* _Problem statement_: Quote verbatim everything from the line containing "Write a Python" down to the line containing "from matplotlib import transforms", with both of those lines included and no others.

* _Given information_:

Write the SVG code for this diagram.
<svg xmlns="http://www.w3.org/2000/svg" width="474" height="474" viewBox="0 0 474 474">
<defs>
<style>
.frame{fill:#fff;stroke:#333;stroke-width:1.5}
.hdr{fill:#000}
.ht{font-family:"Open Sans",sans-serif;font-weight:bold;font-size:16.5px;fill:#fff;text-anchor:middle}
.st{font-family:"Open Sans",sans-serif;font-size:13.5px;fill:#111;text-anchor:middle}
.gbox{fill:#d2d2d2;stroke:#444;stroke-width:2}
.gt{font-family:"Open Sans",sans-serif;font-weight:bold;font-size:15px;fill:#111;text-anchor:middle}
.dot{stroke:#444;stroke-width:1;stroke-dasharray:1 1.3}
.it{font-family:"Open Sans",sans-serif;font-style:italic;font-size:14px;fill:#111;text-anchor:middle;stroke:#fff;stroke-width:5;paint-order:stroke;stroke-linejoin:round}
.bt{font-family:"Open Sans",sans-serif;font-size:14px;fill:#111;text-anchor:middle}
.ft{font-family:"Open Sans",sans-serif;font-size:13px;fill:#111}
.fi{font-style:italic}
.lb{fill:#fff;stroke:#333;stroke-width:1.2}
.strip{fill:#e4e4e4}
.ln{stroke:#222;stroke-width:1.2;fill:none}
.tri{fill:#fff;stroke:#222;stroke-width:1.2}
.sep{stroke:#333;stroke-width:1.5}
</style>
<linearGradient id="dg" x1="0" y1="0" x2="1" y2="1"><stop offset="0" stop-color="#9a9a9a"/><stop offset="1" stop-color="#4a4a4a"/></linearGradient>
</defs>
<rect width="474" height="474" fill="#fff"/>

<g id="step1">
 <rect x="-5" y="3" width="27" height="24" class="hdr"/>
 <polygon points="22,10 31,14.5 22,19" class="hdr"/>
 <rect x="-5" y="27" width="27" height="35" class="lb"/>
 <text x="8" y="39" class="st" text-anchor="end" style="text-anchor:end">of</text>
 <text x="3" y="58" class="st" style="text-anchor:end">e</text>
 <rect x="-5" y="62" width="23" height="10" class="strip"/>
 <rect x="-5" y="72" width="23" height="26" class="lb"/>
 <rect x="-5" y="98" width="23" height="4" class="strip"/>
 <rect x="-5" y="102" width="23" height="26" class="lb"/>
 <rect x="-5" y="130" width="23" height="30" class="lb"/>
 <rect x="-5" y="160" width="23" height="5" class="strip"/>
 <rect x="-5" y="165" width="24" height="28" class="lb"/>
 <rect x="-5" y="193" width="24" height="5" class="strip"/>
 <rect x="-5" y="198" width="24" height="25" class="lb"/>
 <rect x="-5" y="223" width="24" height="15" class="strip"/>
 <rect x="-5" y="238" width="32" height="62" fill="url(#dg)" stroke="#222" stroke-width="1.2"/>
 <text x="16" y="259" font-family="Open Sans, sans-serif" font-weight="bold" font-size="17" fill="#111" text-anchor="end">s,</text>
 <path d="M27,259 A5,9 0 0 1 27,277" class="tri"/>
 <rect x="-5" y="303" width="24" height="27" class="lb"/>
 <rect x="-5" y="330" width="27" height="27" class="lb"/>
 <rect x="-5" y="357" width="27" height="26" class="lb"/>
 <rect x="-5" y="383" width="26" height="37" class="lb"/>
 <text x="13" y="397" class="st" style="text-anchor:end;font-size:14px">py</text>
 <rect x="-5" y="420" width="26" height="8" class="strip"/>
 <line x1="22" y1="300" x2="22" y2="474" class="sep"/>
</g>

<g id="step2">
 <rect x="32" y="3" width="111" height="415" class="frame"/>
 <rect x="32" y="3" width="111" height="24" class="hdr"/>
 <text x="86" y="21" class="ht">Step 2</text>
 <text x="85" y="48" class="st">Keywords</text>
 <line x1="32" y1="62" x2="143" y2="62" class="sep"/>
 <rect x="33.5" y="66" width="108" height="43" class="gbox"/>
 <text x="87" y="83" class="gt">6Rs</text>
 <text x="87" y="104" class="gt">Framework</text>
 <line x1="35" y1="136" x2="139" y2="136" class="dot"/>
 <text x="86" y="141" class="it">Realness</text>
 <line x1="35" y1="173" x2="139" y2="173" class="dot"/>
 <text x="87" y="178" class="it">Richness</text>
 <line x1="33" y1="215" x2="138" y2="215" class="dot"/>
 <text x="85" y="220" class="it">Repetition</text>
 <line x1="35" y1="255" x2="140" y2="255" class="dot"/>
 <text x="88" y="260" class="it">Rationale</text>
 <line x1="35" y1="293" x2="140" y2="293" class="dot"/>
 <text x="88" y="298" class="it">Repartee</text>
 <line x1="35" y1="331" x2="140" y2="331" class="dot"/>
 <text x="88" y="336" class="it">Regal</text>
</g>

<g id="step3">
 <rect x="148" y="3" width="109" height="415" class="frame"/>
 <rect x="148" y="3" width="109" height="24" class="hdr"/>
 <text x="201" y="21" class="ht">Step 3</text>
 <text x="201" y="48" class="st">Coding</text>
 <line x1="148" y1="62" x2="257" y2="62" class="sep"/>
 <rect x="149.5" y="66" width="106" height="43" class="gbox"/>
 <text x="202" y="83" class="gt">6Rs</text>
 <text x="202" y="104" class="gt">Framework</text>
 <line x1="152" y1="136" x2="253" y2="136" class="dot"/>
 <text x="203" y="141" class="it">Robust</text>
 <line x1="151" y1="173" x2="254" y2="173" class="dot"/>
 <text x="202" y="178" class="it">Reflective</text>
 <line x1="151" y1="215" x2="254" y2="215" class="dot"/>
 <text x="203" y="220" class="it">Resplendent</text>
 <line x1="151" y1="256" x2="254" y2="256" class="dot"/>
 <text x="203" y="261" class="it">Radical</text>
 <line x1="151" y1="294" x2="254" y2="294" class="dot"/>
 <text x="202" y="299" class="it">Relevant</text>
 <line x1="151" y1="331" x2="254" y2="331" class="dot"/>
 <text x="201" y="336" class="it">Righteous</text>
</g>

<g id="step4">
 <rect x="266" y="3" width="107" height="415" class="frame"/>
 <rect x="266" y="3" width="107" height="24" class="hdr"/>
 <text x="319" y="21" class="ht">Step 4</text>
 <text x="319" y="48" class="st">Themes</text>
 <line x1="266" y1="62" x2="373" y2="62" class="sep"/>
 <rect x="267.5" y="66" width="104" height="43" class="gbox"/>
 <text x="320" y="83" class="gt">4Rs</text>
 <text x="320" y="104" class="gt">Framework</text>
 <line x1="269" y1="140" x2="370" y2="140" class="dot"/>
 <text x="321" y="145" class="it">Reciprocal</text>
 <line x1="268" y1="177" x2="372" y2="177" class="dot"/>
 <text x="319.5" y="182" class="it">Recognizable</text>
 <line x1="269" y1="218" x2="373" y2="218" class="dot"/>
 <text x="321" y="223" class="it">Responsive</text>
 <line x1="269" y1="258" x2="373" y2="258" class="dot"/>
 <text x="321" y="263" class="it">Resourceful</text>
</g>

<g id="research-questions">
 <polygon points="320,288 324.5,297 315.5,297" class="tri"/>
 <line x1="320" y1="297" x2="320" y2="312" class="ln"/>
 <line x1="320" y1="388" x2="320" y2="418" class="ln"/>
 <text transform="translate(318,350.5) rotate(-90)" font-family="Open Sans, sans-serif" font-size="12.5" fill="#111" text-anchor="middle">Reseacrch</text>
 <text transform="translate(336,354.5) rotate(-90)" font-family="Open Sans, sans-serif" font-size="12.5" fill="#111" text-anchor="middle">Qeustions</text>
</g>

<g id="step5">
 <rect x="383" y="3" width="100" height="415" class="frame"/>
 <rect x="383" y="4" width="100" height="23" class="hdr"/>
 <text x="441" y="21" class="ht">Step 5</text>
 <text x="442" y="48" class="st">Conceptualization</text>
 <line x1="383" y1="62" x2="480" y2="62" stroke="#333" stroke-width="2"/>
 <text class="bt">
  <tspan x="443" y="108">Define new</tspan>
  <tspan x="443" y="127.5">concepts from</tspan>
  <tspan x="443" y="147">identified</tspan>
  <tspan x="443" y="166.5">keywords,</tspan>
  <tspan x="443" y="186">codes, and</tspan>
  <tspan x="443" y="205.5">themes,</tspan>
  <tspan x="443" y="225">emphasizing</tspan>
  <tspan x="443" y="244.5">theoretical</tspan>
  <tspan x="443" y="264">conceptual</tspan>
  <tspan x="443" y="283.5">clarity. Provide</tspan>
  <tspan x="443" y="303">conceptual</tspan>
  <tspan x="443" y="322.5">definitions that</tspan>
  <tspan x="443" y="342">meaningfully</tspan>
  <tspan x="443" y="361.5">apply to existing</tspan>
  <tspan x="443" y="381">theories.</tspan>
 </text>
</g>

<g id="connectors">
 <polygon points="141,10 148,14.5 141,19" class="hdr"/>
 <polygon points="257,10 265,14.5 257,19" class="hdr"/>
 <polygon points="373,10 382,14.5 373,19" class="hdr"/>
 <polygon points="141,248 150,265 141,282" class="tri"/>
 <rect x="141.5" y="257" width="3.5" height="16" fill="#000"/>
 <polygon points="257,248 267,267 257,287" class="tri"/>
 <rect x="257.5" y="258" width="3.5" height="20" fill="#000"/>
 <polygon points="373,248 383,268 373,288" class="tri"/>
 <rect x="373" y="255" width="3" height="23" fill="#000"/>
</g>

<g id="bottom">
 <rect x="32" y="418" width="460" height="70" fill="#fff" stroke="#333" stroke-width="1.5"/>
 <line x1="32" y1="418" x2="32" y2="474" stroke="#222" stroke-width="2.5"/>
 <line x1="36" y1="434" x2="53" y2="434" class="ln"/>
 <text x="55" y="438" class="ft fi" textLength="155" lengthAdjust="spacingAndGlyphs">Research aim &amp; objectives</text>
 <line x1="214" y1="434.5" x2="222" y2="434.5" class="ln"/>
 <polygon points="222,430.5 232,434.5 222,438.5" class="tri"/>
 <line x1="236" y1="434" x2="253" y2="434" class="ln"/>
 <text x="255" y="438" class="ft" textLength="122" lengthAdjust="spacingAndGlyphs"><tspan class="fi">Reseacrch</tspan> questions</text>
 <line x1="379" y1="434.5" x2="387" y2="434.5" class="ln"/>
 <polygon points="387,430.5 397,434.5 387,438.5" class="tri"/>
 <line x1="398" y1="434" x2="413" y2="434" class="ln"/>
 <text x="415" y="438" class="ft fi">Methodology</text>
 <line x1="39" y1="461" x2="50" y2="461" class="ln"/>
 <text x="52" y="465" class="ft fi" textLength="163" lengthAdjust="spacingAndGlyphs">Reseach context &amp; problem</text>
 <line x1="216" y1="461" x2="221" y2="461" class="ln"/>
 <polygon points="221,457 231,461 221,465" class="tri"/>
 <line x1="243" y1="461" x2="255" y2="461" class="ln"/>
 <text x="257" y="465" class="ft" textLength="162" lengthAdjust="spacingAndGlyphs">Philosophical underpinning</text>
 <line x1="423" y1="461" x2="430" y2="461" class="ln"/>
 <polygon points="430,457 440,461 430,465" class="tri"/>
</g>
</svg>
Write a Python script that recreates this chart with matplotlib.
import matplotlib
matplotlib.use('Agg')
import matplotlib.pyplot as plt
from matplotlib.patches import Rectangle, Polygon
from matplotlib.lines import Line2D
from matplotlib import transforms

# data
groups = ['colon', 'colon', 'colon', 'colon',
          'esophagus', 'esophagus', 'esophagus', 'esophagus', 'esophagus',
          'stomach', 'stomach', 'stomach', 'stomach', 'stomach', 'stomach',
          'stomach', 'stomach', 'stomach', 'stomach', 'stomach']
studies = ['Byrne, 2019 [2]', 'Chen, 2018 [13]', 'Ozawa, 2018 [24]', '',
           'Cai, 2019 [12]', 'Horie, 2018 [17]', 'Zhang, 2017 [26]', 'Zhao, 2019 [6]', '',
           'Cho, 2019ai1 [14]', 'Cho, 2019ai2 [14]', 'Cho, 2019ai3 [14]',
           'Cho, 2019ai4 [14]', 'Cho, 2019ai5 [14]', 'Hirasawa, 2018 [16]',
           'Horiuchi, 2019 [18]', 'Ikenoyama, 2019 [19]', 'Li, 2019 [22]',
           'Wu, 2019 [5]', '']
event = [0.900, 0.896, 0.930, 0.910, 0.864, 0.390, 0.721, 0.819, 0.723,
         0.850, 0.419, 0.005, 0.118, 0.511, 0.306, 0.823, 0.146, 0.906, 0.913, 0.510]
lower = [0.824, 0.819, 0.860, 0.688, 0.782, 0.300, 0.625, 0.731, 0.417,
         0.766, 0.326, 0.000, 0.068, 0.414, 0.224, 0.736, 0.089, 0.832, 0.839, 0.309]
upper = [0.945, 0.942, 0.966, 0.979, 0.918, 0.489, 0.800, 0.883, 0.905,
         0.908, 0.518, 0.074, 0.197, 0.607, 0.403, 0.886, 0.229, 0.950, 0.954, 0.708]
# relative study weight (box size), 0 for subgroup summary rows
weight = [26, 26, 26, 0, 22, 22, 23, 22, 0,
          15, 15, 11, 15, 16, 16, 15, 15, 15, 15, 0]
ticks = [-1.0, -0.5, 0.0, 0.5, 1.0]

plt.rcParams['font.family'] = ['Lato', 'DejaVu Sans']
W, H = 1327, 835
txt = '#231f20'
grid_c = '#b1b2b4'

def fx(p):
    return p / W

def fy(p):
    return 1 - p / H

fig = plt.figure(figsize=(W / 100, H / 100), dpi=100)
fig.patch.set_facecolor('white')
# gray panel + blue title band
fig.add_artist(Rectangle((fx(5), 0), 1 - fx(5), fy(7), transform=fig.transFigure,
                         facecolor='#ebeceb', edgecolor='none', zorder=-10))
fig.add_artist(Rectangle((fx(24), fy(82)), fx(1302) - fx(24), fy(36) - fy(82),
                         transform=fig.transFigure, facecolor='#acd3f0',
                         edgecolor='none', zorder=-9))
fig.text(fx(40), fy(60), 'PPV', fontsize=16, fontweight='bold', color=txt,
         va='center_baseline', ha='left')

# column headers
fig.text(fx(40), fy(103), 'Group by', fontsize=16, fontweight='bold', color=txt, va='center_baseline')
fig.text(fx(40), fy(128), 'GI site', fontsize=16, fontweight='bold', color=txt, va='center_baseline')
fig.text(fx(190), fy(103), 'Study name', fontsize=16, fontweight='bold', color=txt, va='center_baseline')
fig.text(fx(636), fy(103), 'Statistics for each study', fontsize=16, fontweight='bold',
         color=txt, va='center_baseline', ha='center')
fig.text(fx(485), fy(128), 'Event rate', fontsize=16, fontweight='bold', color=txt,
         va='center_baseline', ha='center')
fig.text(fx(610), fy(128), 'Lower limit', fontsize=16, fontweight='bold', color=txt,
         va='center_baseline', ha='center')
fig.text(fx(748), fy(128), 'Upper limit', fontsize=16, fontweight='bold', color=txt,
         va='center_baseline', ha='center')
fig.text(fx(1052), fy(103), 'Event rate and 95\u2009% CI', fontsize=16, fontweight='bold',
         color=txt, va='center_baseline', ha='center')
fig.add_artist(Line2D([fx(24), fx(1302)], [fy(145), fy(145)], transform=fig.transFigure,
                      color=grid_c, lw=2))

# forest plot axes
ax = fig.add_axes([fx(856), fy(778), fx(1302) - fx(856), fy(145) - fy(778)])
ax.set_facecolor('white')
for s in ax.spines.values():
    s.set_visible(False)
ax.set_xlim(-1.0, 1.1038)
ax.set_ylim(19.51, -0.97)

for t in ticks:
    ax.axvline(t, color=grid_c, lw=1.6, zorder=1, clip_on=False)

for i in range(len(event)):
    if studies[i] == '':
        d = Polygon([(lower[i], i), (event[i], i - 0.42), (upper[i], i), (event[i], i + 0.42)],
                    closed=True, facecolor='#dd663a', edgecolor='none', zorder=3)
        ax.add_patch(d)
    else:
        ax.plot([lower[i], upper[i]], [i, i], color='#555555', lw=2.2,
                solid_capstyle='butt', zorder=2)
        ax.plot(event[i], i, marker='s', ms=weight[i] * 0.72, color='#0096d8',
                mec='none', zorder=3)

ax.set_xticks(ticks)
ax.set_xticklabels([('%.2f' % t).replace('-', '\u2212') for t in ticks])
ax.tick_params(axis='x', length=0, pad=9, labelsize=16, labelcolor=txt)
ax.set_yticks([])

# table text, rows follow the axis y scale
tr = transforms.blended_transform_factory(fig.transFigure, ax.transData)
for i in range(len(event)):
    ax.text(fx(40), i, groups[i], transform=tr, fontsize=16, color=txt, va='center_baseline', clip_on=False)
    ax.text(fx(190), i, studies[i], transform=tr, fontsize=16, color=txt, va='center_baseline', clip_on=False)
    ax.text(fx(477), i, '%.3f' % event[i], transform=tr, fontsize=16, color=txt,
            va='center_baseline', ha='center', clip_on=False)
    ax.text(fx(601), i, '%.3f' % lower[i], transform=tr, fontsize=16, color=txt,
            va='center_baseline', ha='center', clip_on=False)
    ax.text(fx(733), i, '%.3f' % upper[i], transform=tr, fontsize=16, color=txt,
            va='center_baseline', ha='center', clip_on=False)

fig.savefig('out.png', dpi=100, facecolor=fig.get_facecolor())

* _Solution to this exercise_:
Write a Python script that recreates this chart with matplotlib.
import matplotlib
matplotlib.use('Agg')
import matplotlib.pyplot as plt
from matplotlib.patches import Rectangle, Polygon
from matplotlib.lines import Line2D
from matplotlib import transforms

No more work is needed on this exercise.